What is being asked
In the entries below, find the line with "Write the Bokeh code for this chart." and the line with "from bokeh.resources import INLINE", then retype both and everything between them exactly. Do not copy the pictures.

Supplied data

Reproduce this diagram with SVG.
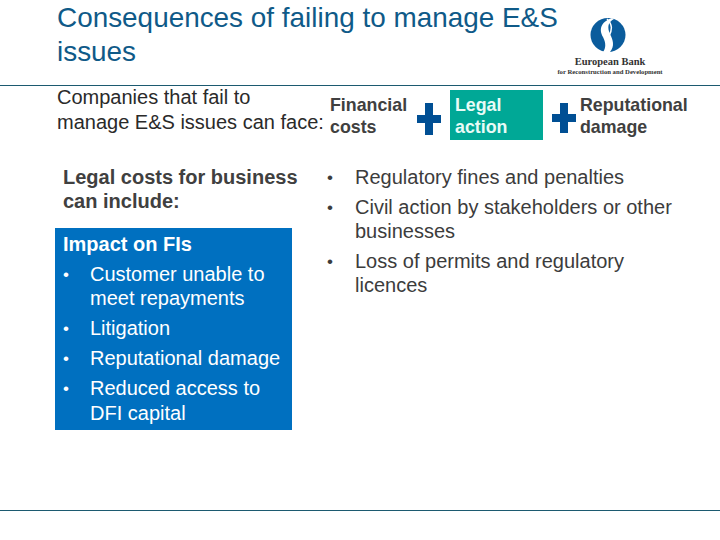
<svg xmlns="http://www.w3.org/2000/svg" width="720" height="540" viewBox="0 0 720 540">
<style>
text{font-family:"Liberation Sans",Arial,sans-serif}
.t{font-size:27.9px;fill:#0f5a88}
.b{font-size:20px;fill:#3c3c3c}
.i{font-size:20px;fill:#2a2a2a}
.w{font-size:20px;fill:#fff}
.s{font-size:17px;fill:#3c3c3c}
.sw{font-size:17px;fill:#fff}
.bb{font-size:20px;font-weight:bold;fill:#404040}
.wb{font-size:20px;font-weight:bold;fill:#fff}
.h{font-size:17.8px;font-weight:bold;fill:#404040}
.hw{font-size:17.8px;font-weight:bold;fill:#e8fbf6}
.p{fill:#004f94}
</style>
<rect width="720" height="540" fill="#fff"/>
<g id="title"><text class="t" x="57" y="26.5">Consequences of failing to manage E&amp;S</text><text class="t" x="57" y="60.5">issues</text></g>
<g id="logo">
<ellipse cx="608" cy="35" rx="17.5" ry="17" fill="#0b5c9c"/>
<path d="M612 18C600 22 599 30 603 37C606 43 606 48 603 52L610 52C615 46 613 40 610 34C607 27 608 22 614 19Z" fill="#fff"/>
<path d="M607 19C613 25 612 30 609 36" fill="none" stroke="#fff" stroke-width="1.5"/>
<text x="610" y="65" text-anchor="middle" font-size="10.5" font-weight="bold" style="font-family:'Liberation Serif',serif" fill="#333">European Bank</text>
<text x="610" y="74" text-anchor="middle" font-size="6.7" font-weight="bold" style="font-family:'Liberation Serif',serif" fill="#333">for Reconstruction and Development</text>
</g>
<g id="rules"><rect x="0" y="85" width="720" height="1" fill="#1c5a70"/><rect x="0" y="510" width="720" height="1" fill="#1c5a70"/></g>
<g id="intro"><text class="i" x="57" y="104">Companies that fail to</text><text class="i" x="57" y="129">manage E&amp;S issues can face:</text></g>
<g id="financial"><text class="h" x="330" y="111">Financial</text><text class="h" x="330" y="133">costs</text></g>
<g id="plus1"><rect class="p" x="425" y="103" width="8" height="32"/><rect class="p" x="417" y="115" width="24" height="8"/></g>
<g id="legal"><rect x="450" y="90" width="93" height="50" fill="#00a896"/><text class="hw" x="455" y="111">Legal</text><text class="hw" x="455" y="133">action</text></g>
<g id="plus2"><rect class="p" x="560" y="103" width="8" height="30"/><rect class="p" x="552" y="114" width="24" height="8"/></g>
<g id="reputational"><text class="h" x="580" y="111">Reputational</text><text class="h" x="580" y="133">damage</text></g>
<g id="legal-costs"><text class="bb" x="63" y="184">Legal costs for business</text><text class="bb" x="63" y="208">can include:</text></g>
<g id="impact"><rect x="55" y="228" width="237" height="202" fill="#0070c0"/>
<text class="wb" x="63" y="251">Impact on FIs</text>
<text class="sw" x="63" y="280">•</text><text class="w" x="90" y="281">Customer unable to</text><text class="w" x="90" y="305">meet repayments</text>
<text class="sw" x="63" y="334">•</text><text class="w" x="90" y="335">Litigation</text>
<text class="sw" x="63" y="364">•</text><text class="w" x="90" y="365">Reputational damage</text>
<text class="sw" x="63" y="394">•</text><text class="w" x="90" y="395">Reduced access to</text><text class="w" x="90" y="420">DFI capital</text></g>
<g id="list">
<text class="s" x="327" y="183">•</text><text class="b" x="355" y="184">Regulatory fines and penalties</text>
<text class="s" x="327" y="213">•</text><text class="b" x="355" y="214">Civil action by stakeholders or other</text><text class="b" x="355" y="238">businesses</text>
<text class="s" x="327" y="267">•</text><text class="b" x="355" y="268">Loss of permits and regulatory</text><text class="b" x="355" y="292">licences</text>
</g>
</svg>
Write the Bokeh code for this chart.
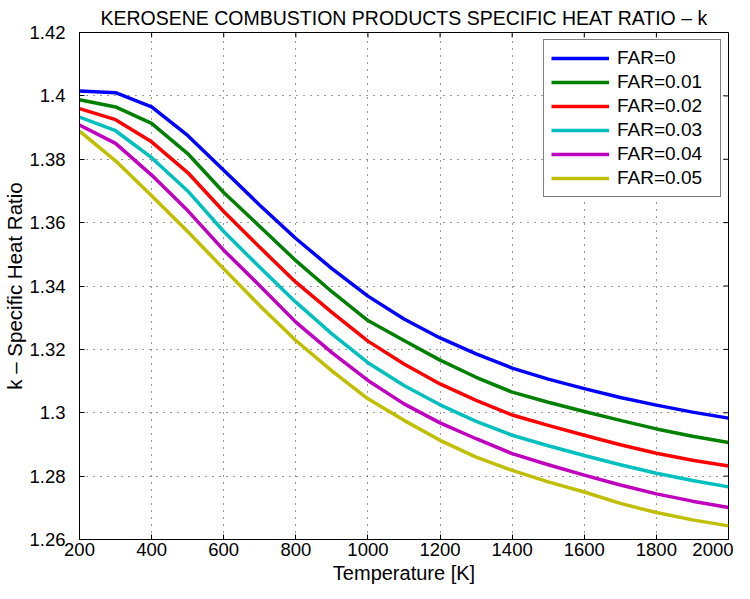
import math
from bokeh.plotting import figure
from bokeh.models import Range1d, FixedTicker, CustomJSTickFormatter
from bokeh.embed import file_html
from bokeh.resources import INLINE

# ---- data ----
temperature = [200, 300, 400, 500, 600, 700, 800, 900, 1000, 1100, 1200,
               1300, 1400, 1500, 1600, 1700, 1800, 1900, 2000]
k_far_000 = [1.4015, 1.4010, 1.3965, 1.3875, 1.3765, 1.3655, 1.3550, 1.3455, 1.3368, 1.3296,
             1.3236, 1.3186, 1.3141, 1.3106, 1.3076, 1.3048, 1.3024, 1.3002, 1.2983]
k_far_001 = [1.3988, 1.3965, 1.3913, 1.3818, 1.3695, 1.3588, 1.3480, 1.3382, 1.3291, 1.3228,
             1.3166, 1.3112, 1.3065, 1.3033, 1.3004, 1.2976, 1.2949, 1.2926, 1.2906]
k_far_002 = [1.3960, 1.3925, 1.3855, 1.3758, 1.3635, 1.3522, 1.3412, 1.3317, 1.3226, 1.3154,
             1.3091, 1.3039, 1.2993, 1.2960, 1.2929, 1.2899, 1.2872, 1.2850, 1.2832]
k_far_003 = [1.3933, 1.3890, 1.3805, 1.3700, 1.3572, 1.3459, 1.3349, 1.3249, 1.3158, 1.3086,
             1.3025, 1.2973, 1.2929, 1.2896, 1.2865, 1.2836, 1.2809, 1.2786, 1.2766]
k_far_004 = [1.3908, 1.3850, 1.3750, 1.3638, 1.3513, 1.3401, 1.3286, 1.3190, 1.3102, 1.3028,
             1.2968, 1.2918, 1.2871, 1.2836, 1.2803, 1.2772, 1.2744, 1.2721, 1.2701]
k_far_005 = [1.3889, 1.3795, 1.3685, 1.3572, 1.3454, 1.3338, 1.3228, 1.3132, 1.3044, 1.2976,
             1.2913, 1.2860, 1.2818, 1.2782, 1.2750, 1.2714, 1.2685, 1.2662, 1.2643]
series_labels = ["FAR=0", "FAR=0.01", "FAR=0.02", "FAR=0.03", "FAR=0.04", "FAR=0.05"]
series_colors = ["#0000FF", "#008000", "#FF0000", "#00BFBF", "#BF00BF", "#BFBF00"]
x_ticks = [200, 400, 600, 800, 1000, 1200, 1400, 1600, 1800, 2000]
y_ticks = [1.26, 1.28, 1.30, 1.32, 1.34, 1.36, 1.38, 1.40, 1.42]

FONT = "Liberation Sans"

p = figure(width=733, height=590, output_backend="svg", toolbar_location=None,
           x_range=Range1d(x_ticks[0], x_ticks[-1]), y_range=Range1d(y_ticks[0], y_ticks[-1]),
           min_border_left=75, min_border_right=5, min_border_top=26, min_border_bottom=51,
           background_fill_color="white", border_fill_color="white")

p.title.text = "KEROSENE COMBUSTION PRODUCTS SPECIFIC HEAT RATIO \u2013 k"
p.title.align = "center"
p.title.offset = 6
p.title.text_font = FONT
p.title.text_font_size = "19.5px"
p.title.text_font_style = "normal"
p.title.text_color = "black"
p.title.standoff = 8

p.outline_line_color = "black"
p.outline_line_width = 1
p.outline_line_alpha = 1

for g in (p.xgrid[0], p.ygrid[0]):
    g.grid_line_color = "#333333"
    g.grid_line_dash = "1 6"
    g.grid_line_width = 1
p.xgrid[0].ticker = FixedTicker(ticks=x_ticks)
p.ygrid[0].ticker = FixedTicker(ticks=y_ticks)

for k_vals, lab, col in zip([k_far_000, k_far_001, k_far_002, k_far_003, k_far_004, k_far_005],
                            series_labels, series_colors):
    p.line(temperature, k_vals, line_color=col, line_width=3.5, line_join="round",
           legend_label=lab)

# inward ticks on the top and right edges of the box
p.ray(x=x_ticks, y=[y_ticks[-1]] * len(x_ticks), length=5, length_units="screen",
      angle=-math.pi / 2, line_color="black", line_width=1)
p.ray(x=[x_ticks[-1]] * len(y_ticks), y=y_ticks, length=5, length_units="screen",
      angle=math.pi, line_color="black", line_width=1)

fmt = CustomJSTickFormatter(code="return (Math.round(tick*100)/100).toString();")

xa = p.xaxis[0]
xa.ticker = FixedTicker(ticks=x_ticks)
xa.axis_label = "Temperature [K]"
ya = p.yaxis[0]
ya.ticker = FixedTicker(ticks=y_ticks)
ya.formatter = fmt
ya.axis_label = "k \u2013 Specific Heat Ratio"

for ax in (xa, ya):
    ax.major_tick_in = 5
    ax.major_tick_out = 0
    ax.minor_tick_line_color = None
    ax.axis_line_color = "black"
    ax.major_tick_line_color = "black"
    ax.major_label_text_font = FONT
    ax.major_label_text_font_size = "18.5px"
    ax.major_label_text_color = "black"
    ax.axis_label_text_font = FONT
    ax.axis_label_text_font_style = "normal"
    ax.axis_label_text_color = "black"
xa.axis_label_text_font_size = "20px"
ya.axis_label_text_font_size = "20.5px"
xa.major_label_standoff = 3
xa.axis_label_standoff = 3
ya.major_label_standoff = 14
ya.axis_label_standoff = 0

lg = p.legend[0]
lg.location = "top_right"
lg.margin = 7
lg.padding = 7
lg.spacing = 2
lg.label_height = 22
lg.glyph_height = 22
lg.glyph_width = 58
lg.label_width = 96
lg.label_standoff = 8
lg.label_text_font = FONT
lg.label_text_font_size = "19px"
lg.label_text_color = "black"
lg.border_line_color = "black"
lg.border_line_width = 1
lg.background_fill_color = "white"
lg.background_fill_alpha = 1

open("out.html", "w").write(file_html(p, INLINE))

Written answer
Write the Bokeh code for this chart.
import math
from bokeh.plotting import figure
from bokeh.models import Range1d, FixedTicker, CustomJSTickFormatter
from bokeh.embed import file_html
from bokeh.resources import INLINE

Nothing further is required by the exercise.